WHAT YOU HAVE TO DO → Omit the pictures and print exactly the lines of the listing below, starting at the first and ending at the line containing "functional gain= 1.92".
================================
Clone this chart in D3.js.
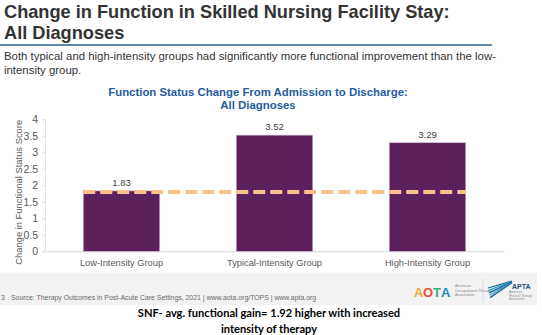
<!DOCTYPE html>
<html><head><meta charset="utf-8">
<script src="https://cdn.jsdelivr.net/npm/d3@7"></script>
<style>
html,body{margin:0;padding:0;background:#fff;}
svg{display:block;}
</style></head>
<body>
<script>
const categories = ["Low-Intensity Group", "Typical-Intensity Group", "High-Intensity Group"];
const values = [1.83, 3.52, 3.29];
const valueLabels = ["1.83", "3.52", "3.29"];
const referenceLine = [1.8];
const yTicks = [0, 0.5, 1, 1.5, 2, 2.5, 3, 3.5, 4];
const yTickLabels = ["0", "0.5", "1", "1.5", "2", "2.5", "3", "3.5", "4"];
const titleLines = ["Change in Function in Skilled Nursing Facility Stay:", "All Diagnoses"];
const subtitleLines = ["Both typical and high-intensity groups had significantly more functional improvement than the low-", "intensity group."];
const chartTitleLines = ["Function Status Change From Admission to Discharge:", "All Diagnoses"];
const yAxisTitle = "Change in Functional Status Score";
const sourceText = "Source: Therapy Outcomes in Post-Acute Care Settings, 2021 | www.aota.org/TOPS | www.apta.org";
const slideNumber = "3";
const captionLines = ["SNF- avg. functional gain= 1.92 higher with increased", "intensity of therapy"];

const W = 542, H = 335;
const svg = d3.select("body").append("svg").attr("width", W).attr("height", H);
const font = "'Liberation Sans', Arial, sans-serif";

// Title
svg.append("g").selectAll("text").data(titleLines).join("text")
  .attr("x", 4).attr("y", (d, i) => 18 + i * 21)
  .attr("font-family", font).attr("font-weight", "bold").attr("font-size", 18.2)
  .attr("fill", "#333333").text(d => d);
svg.append("line").attr("x1", 0).attr("x2", 492).attr("y1", 45).attr("y2", 45)
  .attr("stroke", "#2c5f92").attr("stroke-width", 1.6);
svg.append("g").selectAll("text").data(subtitleLines).join("text")
  .attr("x", 4).attr("y", (d, i) => 60 + i * 13.5)
  .attr("font-family", font).attr("font-size", 11.4)
  .attr("fill", "#333333").text(d => d);

// Chart title
svg.append("g").selectAll("text").data(chartTitleLines).join("text")
  .attr("x", 258).attr("y", (d, i) => 96 + i * 13)
  .attr("text-anchor", "middle")
  .attr("font-family", font).attr("font-weight", "bold").attr("font-size", 11.4)
  .attr("fill", "#1f5c9c").text(d => d);

// Scales
const x = d3.scaleBand().domain(categories).range([45, 504]).paddingInner(0.5).paddingOuter(0.25);
const y = d3.scaleLinear().domain([0, 4]).range([251.3, 119.3]);

// Axes
const yAxis = d3.axisLeft(y).tickValues(yTicks).tickFormat((d, i) => yTickLabels[i]).tickSize(3).tickPadding(4);
const gy = svg.append("g").attr("transform", "translate(45,0)").call(yAxis);
gy.select(".domain").attr("stroke", "#e3e3e3");
gy.selectAll(".tick line").attr("stroke", "#e3e3e3");
gy.selectAll("text").attr("font-family", font).attr("font-size", 10.5).attr("fill", "#595959");

const xAxis = d3.axisBottom(x).tickSize(0).tickPadding(8);
const gx = svg.append("g").attr("transform", `translate(0,${y(0)})`).call(xAxis);
gx.select(".domain").attr("stroke", "#d9d9d9");
gx.selectAll("text").attr("font-family", font).attr("font-size", 9.3).attr("fill", "#595959");

svg.append("text").attr("transform", `translate(22,${(y(0) + y(4)) / 2 + 7}) rotate(-90)`)
  .attr("text-anchor", "middle").attr("font-family", font).attr("font-size", 9.4)
  .attr("fill", "#595959").text(yAxisTitle);

// Bars
svg.append("g").selectAll("rect").data(values).join("rect")
  .attr("x", (d, i) => x(categories[i])).attr("width", x.bandwidth())
  .attr("y", d => y(d)).attr("height", d => y(0) - y(d))
  .attr("fill", "#5c215c").attr("stroke", "#c9b9cc").attr("stroke-width", 0.6);

svg.append("g").selectAll("text").data(values).join("text")
  .attr("x", (d, i) => x(categories[i]) + x.bandwidth() / 2)
  .attr("y", d => y(d) - 5)
  .attr("text-anchor", "middle").attr("font-family", font).attr("font-size", 9.5)
  .attr("fill", "#404040").text((d, i) => valueLabels[i]);

// Reference dashed line
svg.append("g").selectAll("line").data(referenceLine).join("line")
  .attr("x1", x(categories[0])).attr("x2", x(categories[2]) + x.bandwidth())
  .attr("y1", d => y(d)).attr("y2", d => y(d))
  .attr("stroke", "#fbc08c").attr("stroke-width", 4).attr("stroke-dasharray", "12,5");

// Footer band
svg.append("rect").attr("x", 0).attr("y", 272.5).attr("width", 537).attr("height", 32.5).attr("fill", "#f2f2f2");
svg.append("text").attr("x", 1).attr("y", 300).attr("font-family", font).attr("font-size", 7)
  .attr("fill", "#6b6b6b").text(slideNumber);
svg.append("text").attr("x", 11).attr("y", 300).attr("font-family", font).attr("font-size", 6.9)
  .attr("fill", "#6b6b6b").text(sourceText);

// AOTA logo (approximation)
const aota = svg.append("g").attr("font-family", font).attr("font-weight", "bold").attr("font-size", 13);
[["A", "#f2a93b", 414], ["O", "#e94e3c", 423], ["T", "#3aaa8f", 433], ["A", "#1f8bb5", 441]].forEach(([c, col, xx]) => {
  aota.append("text").attr("x", xx).attr("y", 297).attr("fill", col).text(c);
});
const aotaSmall = ["American", "Occupational Therapy", "Association"];
svg.append("g").selectAll("text").data(aotaSmall).join("text")
  .attr("x", 455).attr("y", (d, i) => 287 + i * 4.5).attr("font-family", font).attr("font-size", 3.8)
  .attr("fill", "#8a8a8a").text(d => d);
svg.append("line").attr("x1", 483).attr("x2", 483).attr("y1", 279).attr("y2", 302).attr("stroke", "#cfcfcf").attr("stroke-width", 0.6);
// APTA logo
const ap = svg.append("g");
[0, 1, 2, 3, 4].forEach(i => {
  ap.append("line").attr("x1", 488 + i * 0.5).attr("y1", 288 + i * 2.4).attr("x2", 512).attr("y2", 281 + i * 0.4)
    .attr("stroke", i % 2 ? "#2aa1cf" : "#1f5f8f").attr("stroke-width", 1.3);
});
svg.append("text").attr("x", 512).attr("y", 289).attr("font-family", font).attr("font-weight", "bold")
  .attr("font-size", 7).attr("fill", "#1f4e79").text("APTA");
svg.append("g").selectAll("text").data(["American", "Physical Therapy", "Association"]).join("text")
  .attr("x", 509).attr("y", (d, i) => 293 + i * 3.5).attr("font-family", font).attr("font-size", 3)
  .attr("fill", "#8a8a8a").text(d => d);

// Caption
svg.append("g").selectAll("text").data(captionLines).join("text")
  .attr("x", 269).attr("y", (d, i) => 317 + i * 16)
  .attr("text-anchor", "middle").attr("font-family", "Lato, 'Open Sans', sans-serif").attr("font-weight", "bold")
  .attr("font-size", 11.1).attr("fill", "#000").text(d => d);
</script>
</body></html>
================================
FINISHED EXERCISE →
Clone this chart in D3.js.
<!DOCTYPE html>
<html><head><meta charset="utf-8">
<script src="https://cdn.jsdelivr.net/npm/d3@7"></script>
<style>
html,body{margin:0;padding:0;background:#fff;}
svg{display:block;}
</style></head>
<body>
<script>
const categories = ["Low-Intensity Group", "Typical-Intensity Group", "High-Intensity Group"];
const values = [1.83, 3.52, 3.29];
const valueLabels = ["1.83", "3.52", "3.29"];
const referenceLine = [1.8];
const yTicks = [0, 0.5, 1, 1.5, 2, 2.5, 3, 3.5, 4];
const yTickLabels = ["0", "0.5", "1", "1.5", "2", "2.5", "3", "3.5", "4"];
const titleLines = ["Change in Function in Skilled Nursing Facility Stay:", "All Diagnoses"];
const subtitleLines = ["Both typical and high-intensity groups had significantly more functional improvement than the low-", "intensity group."];
const chartTitleLines = ["Function Status Change From Admission to Discharge:", "All Diagnoses"];
const yAxisTitle = "Change in Functional Status Score";
const sourceText = "Source: Therapy Outcomes in Post-Acute Care Settings, 2021 | www.aota.org/TOPS | www.apta.org";
const slideNumber = "3";
const captionLines = ["SNF- avg. functional gain= 1.92 higher with increased", "intensity of therapy"];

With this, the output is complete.